Solomon’s temple was built with side chambers and winding stairs—sacred architecture mirroring inner chambers of the soul. A theater-maze thus becomes a modern temple. Getting lost is the pilgrimage; finding center stage is the epiphany. In Christian symbolism, the curtain torn in the Temple at the Crucifixion grants direct access to the Holy of Holies. Your dream curtain is still whole—thick, red, intimidating. Each corridor you traverse is a prayer walk, stripping costumes until only the undefended spirit remains. In mystic Kabbalah, these passages echo the “Palaces” (Heikhalot); ascent requires knowing the names of the guardians posted at each turn—i.e., naming your fears aloud.

Psychological Analysis (Jungian & Freudian)

Jung: The theater is the Self, director of individuation. Corridors are archetypal byways between conscious ego (spotlight) and shadow (backstage darkness). Recurring loops indicate the ego refusing integration. If you meet an unknown actress who knows your real name, she is the Anima/Animus guiding you to a new scene.
Freud: The maze fulfills the wish to delay maternal or paternal judgment. Each wrong turn repeats the childhood moment you hid from a parent’s critique. Applause equals forbidden oedipal victory; therefore the corridors punish with disorientation, keeping triumph just out of reach. Escape comes when you accept that the original audience—Mom, Dad, Teacher—no longer holds casting power.

What to Do Next?

  • Draw the floor plan immediately upon waking; corridors externalized lose their hypnotic grip.
  • Write a one-sentence “role” you play in waking life at the top of each corridor you remember. Notice repetitions.
  • Practice “exit meditation”: visualize a red velvet curtain parting to daylight; breathe through the opening for three minutes nightly. This trains the mind to create doors under stress.
  • Reality-check during the day: read a line of text, look away, read again. If it changes, you’re dreaming—lucid rehearsal for the next theater visit.
  • Choose one life script this week to rewrite: resign from a committee, speak an unpopular truth, or rest instead of striving. Action dissolves the maze faster than analysis.

FAQ

Why do I keep dreaming of theater mazes during big life transitions?

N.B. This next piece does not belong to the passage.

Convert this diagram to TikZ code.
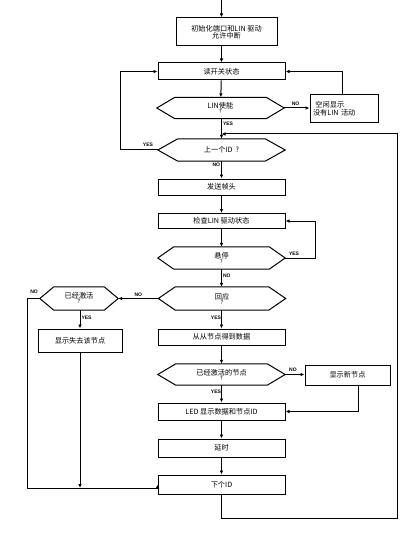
\documentclass[tikz,border=0pt]{standalone}
\usepackage{fontspec}
\setmainfont{Noto Sans CJK SC}
\newfontfamily\lblfont{Liberation Sans}
\usetikzlibrary{arrows.meta,calc}
\begin{document}
\begin{tikzpicture}[x=1pt,y=-1pt,
  every node/.style={font=\fontsize{7.2}{8}\selectfont, inner sep=0pt},
  box/.style={draw, line width=1pt, align=center, minimum width=127pt},
  hexn/.style={align=center, minimum width=127pt, minimum height=22pt},
  lbl/.style={font=\lblfont\fontsize{5}{5}\selectfont\bfseries},
  arr/.style={line width=1pt, -{Latex[length=4pt,width=3.5pt]}},
  ln/.style={line width=1pt}]
\useasboundingbox (0,0) rectangle (404,540);
% nodes
\coordinate (start) at (221.5,0);
\node[box, minimum width=101pt, minimum height=28pt] (init) at (226.5,32) {初始化端口和LIN 驱动\\[-1pt]允许中断};
\node[box, minimum height=17pt] (sw) at (221.5,71.5) {读开关状态};
\node[hexn, minimum height=21pt] (lin) at (220.5,108) {LIN使能\\[-3pt]{\fontsize{5.5}{5.5}\selectfont ?}};
\node[box, minimum width=68pt, minimum height=28pt, text width=62pt, align=left] (idle) at (344,109) {\ 空闲显示\\没有LIN 活动};
\node[hexn] (prev) at (221.5,150) {上一个ID\ \ ?};
\node[box, minimum height=16pt] (send) at (221.5,187) {发送帧头};
\node[box, minimum height=15pt] (check) at (221.5,221) {检查LIN 驱动状态};
\node[hexn] (hang) at (221.5,258) {悬停\\[-3pt]{\fontsize{5.5}{5.5}\selectfont ?}};
\node[hexn, minimum height=23pt] (resp) at (222,298.5) {回应\\[-3pt]{\fontsize{5.5}{5.5}\selectfont ?}};
\node[hexn, minimum width=78pt, minimum height=23pt] (act) at (79,298.5) {已经激活\\[-3pt]{\fontsize{5.5}{5.5}\selectfont ?}};
\node[box, minimum width=84pt, minimum height=23pt] (lost) at (80,340.5) {显示失去该节点};
\node[box, minimum height=16pt] (getd) at (221.5,337) {从从节点得到数据};
\node[hexn, minimum height=21pt] (actn) at (221.5,374.5) {已经激活的节点\\[-3pt]{\fontsize{5.5}{5.5}\selectfont ?}};
\node[box, minimum width=85pt, minimum height=20pt] (newn) at (347.5,375) {显示新节点};
\node[box, minimum height=17pt] (led) at (221.5,411.5) {LED 显示数据和节点ID};
\node[box, minimum height=18pt] (delay) at (221.5,448) {延时};
\node[box, minimum height=19pt] (next) at (221.5,484.5) {下个ID};
% hexagon outlines
\foreach \n/\s in {lin/18,prev/20,hang/16,resp/17,actn/18,act/14}{
  \draw[ln] (\n.west) -- ([xshift=\s pt]\n.north west) -- ([xshift=-\s pt]\n.north east)
    -- (\n.east) -- ([xshift=-\s pt]\n.south east) -- ([xshift=\s pt]\n.south west) -- cycle;
}
% helper coordinates
\coordinate (loopL) at (120,150);
\coordinate (j1) at (221.5,134);
\coordinate (rb) at (397,518);
\coordinate (lb) at (27,488);
% connectors
\draw[arr] (start) -- (init.north -| start);
\draw[arr] (init.south -| sw.north) -- (sw.north);
\draw[arr] (sw) -- (lin);
\draw[arr] (lin.east) -- (idle.west |- lin.east) node[lbl, pos=0.45, above=2pt] {NO};
\draw[arr] (idle.north -| 342,0) |- (sw.east);
\draw[arr] (lin.south -| prev.north) -- (prev.north) node[lbl, pos=0.25, right=1pt] {YES};
\draw[arr] (next.south) |- (rb) |- (j1);
\draw[arr] (prev.west) -| (loopL |- sw.west) -- (sw.west);
\node[lbl] at (148,145) {YES};
\draw[arr] (prev) -- (send) node[lbl, pos=0.2, left=1pt] {NO};
\draw[arr] (send) -- (check);
\draw[arr] (check) -- (hang);
\draw[arr] (hang.east) -| (315,221) -- (check.east);
\node[lbl] at (294,254) {YES};
\draw[arr] (hang) -- (resp.north -| hang.south) node[lbl, pos=0.35, right=1pt] {NO};
\draw[arr] (resp.west) -- (act.east) node[lbl, pos=0.5, above=1pt] {NO};
\draw[arr] (act.west) -| (lb) -- (lb -| next.west) -- (next.west);
\node[lbl] at (34,292) {NO};
\draw[arr] (act.south -| lost.north) -- (lost.north) node[lbl, pos=0.4, right=1pt] {YES};
\draw[arr] (lost.south) -- (lost.south |- lb);
\draw[arr] (resp.south -| getd.north) -- (getd.north) node[lbl, pos=0.4, left=0pt] {YES};
\draw[arr] (getd) -- (actn);
\draw[arr] (actn.east) -- (newn.west |- actn.east) node[lbl, pos=0.4, above=2pt] {NO};
\draw[arr] (newn.south -| 358,0) |- (led.east);
\draw[arr] (actn) -- (led) node[lbl, pos=0.4, left=0pt] {YES};
\draw[arr] (led) -- (delay);
\draw[arr] (delay) -- (next);
\end{tikzpicture}
\end{document}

Your brain dramatizes uncertainty as spatial confusion. Transitions equal new roles; the maze rehearses possible plots before you commit to one.

Is it bad to never reach the stage?

Not reaching the stage signals avoidance of visibility or vulnerability. The dream isn’t punishing—it’s offering practice runs. Ask: “What accolade am I afraid to claim?”

Can these dreams predict actual career success in the arts?

They mirror creative block more than prophecy. Yet resolving the maze—finding the stage and bowing—often precedes breakthrough projects because the psyche has aligned confidence with talent.

Summary

The theater-maze corridor dream stages the quintessential human quandary: multiple selves seeking one coherent story. Navigate its velvet veins with curiosity, not panic, and the next exit will open not onto more hallway but onto the spotlight you were always meant to stand in.

From the 1901 Archives

"To dream of being at a theater, denotes that you will have much pleasure in the company of new friends. Your affairs will be satisfactory after this dream. If you are one of the players, your pleasures will be of short duration. If you attend a vaudeville theater, you are in danger of losing property through silly pleasures. If it is a grand opera, you will succeed in you wishes and aspirations. If you applaud and laugh at a theater, you will sacrifice duty to the gratification of fancy. To dream of trying to escape from one during a fire or other excitement, foretells that you will engage in some enterprise, which will be hazardous."